Es gab eine Zeit, da war der Deutsche Bauernverband eine Macht im Staat. Die meisten Bauern wählten verlässlich CDU/CSU und konnten sich auf ihre Lobby in der Hauptstadt verlassen. Öko war ein Pflänzchen am Rand des Feldes - und niemand stellte Produktionsmethoden oder Einsatz von Dünger in Frage.
Agrarwirtschaft galt als wichtiger Teil des politischen Streitgeschäftes auf dem Weg zu mehr europäischer Einheit, mit riesigen Milchseen und hohen Butterbergen. Bauern produzierten eher zu viel, klagten aber schon damals gern und kassierten. Subventionen sind spätestens seitdem Teil der normalen Hofernte geworden. Aber ansonsten haben sich die Zeiten geändert.
Was wollen die Landwirte?
Bei den Bauernprotesten vor vier Jahren spielte der Deutsche Bauernverband keine große Rolle mehr. Die Landwirte organisierten und empörten sich in Eigendynamik mit regionalen Zusammenschlüssen. Sie kritisierten einen globalen Markt, der sie zu immer größeren Höfen mit immer kleineren Verdienstmargen zwingen würde. Viele fühlten sich gegängelt durch Auflagen zu Tierwohl und umweltgerechtem Anbau und Produktion sowie einer zunehmenden überbordenden Bürokratie.
Diese Klagen reisen auch in dieser Woche auf den Sternfahrten quer durch Deutschland weiter mit. Eins aber ist ganz anders als früher auf den Bauernhöfen der Republik: Während laut der Forschungsgruppe Wahlen im Jahr 2013 noch 75 Prozent der Landwirte ihr Kreuz bei CDU/CSU machten, waren es bei der Bundestagswahl 2021 nur noch 45 Prozent.

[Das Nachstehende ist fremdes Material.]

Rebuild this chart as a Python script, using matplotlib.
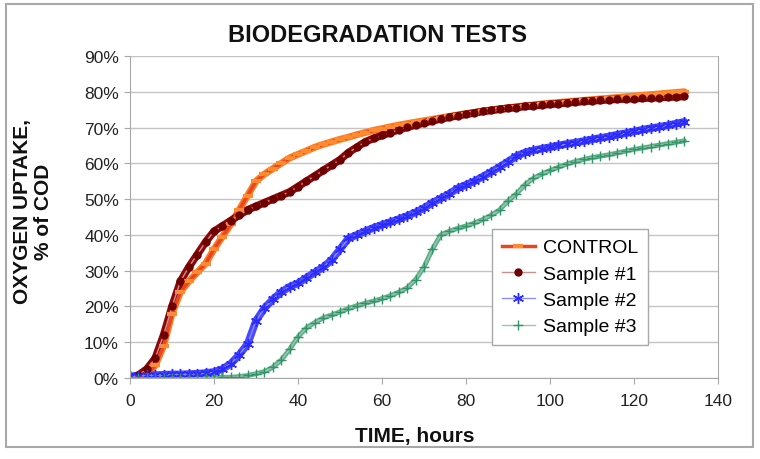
import numpy as np
import matplotlib
matplotlib.use("Agg")
import matplotlib.pyplot as plt
from matplotlib.ticker import PercentFormatter
from matplotlib.patches import Rectangle

plt.rcParams['font.family'] = ['Liberation Sans', 'DejaVu Sans']

# time in hours, one reading every 2 h
hours = np.arange(0, 133, 2)

control = [0, 0.3, 1, 3.5, 9, 18, 24, 27, 29.5, 32, 36, 39.5, 43, 47, 51, 55, 57, 58.5, 60, 61.5,
           62.5, 63.5, 64.5, 65.3, 66, 66.7, 67.3, 68, 68.6, 69.2, 69.7, 70.2, 70.7, 71.1, 71.5,
           71.9, 72.3, 72.7, 73.1, 73.5, 73.9, 74.2, 74.6, 74.9, 75.2, 75.5, 75.8, 76.1, 76.3,
           76.6, 76.8, 77.0, 77.2, 77.4, 77.6, 77.8, 78.0, 78.2, 78.4, 78.6, 78.8, 79.0, 79.2,
           79.4, 79.6, 79.8, 80.0]
sample1 = [0, 0.8, 2.5, 5.5, 12, 20, 27, 31, 34.5, 38, 41, 42.5, 44, 45.5, 47, 48, 49, 50, 51, 52,
           53.5, 55, 56.5, 58, 59.5, 61, 63, 64.5, 66, 67, 67.8, 68.6, 69.4, 70.1, 70.7, 71.3,
           71.9, 72.4, 72.9, 73.3, 73.7, 74.1, 74.5, 74.8, 75.1, 75.4, 75.6, 75.9, 76.1, 76.3,
           76.5, 76.7, 76.9, 77.1, 77.3, 77.5, 77.6, 77.8, 77.9, 78.0, 78.1, 78.2, 78.3, 78.4,
           78.5, 78.6, 78.7]
sample2 = [0.5, 0.6, 0.7, 0.8, 0.9, 1.0, 1.0, 1.1, 1.2, 1.4, 1.7, 2.5, 4, 6.5, 9.5, 16, 19.5, 22,
           24, 25.5, 26.5, 28, 29.5, 31, 33, 36, 39, 40, 41, 42, 42.8, 43.6, 44.4, 45.3, 46.3,
           47.5, 49, 50.2, 51.5, 53, 54, 55, 56.3, 57.6, 59, 60.5, 62, 63, 63.6, 64.1, 64.5, 65,
           65.4, 65.8, 66.2, 66.7, 67.1, 67.5, 68, 68.4, 68.9, 69.4, 69.8, 70.2, 70.6, 71.1, 71.6]
sample3 = [0, 0, 0, 0, 0, 0, 0, 0, 0.1, 0.1, 0.1, 0.2, 0.2, 0.4, 0.7, 1.2, 1.8, 3, 5, 8, 11.5,
           14, 15.5, 16.8, 17.6, 18.5, 19.4, 20.2, 20.9, 21.5, 22.2, 23, 24, 25.2, 27.5, 31, 36,
           40, 41, 41.8, 42.5, 43.3, 44.3, 45.5, 47, 49.5, 51.5, 54, 55.8, 57, 58, 58.9, 59.8,
           60.5, 61.1, 61.6, 62, 62.4, 62.9, 63.4, 63.9, 64.3, 64.7, 65.1, 65.5, 65.9, 66.3]

fig = plt.figure(figsize=(7.6, 4.6), dpi=100)
ax = fig.add_axes([130/760, 1 - 379/460, 588/760, 322/460])

# thick bands (the dense markers of the original merge into these)
ax.plot(hours, control, color='#ff7a22', lw=5, solid_capstyle='round')
ax.plot(hours, sample1, color='#8a0808', lw=5.5, solid_capstyle='round')
ax.plot(hours, sample2, color='#3535ff', lw=5.5, alpha=0.9, solid_capstyle='round')
ax.plot(hours, sample3, color='#45a077', lw=3.5, alpha=0.85, solid_capstyle='round')

# series with markers (these give the legend entries)
ax.plot(hours, control, color='#e8461e', lw=2.5, marker='_', ms=7, mew=3,
        mec='#ff8a30', label='CONTROL')
ax.plot(hours, sample1, color='#c89090', lw=1, marker='o', ms=5,
        mfc='#6e0000', mec='#6e0000', label='Sample #1')
ax.plot(hours, sample2, color='#8c8cff', lw=1, marker=(6, 2, 0), ms=8, mew=1.0,
        mec='#2a2aff', label='Sample #2')
ax.plot(hours, sample3, color='#9cc8b0', lw=1, marker='+', ms=7, mew=1.0,
        mec='#2f9466', label='Sample #3')

ax.set_xlim(0, 140)
ax.set_ylim(0, 90)
ax.set_xticks(range(0, 141, 20))
ax.set_yticks(range(0, 91, 10))
ax.yaxis.set_major_formatter(PercentFormatter(decimals=0))
ax.grid(axis='y', color='#c4c4c4', lw=1)
ax.set_axisbelow(True)
for s in ax.spines.values():
    s.set_color('#a8a8a8')
ax.spines['top'].set_visible(False)
ax.tick_params(axis='both', colors='#a8a8a8', labelcolor='#222222', labelsize=12.5, length=4)
ax.tick_params(axis='x', pad=7)
ax.tick_params(axis='y', pad=4)

fig.text(378/760, 1 - 35/460, 'BIODEGRADATION TESTS', ha='center', va='center',
         fontsize=17, fontweight='bold', color='#111111')
fig.text(415/760, 1 - 437/460, 'TIME, hours', ha='center', va='center',
         fontsize=15, fontweight='bold', color='#111111')
fig.text(33/760, 1 - 212/460, 'OXYGEN UPTAKE,\n% of COD', ha='center', va='center',
         rotation=90, multialignment='center', fontsize=15, fontweight='bold',
         color='#111111', linespacing=1.1)

leg = ax.legend(loc='upper left', bbox_to_anchor=(492/760, 1 - 230/460),
                bbox_transform=fig.transFigure, borderaxespad=0, fontsize=14,
                fancybox=False, edgecolor='#a8a8a8', handlelength=1.7,
                labelspacing=0.45, borderpad=0.5, handletextpad=0.4, framealpha=1)
leg.get_frame().set_linewidth(1)

fig.patches.append(Rectangle((6/760, 12/460), 747/760, 443/460, transform=fig.transFigure,
                             fill=False, edgecolor='#a8a8a8', lw=1.5))

fig.savefig('out.png', dpi=100)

Seit Montag protestieren die Bauern im Rahmen ihrer Aktionswoche gegen die geplanten Kürzungen der Ampelregierung. Deutschlandweit ziehen sich Traktorenkonvois durch Städte.08.01.2024 | 14:03 min
Bauern ohne Lobby?
Den Bauern ist die Lobby in Berlin abhanden gekommen, und sie sind auf der Suche nach neuen Partnern in der Politik. Ganz grundsätzlich haben Hauptstadt und Land wohl die enge Verbindung verloren. Auch deswegen werben die Trecker auf deutschen Straßen in diesen Wochen bei den Bürgern um Verständnis für ihre Blockaden. Landwirte vertrauen nicht mehr darauf, dass die Regierung ihre Interessen noch kennt und deshalb auch vertreten kann. Und siehe da: Handwerker und Spediteure, viele schließen sich dem Aufstand aus allgemeinem Unmut an.
Die AfD und andere, klar rechtsradikale politische Strömungen haben das Vakuum erkannt und versuchen, Kapital aus der Stimmung zu schlagen. Sie wollen auch anknüpfen an völkische Bewegungen der Bauernproteste in den Zwanziger Jahren des letzten Jahrhunderts. Vereinzelt sind Symbole und Fahnen aus dieser Zeit bei den Protestierenden zu finden. Aber der durchschnittliche deutsche Bauer ist wohl an Gewissheit und Gestaltbarkeit für die Zukunft interessiert, weniger an einem Blut-und-Boden Blick zurück.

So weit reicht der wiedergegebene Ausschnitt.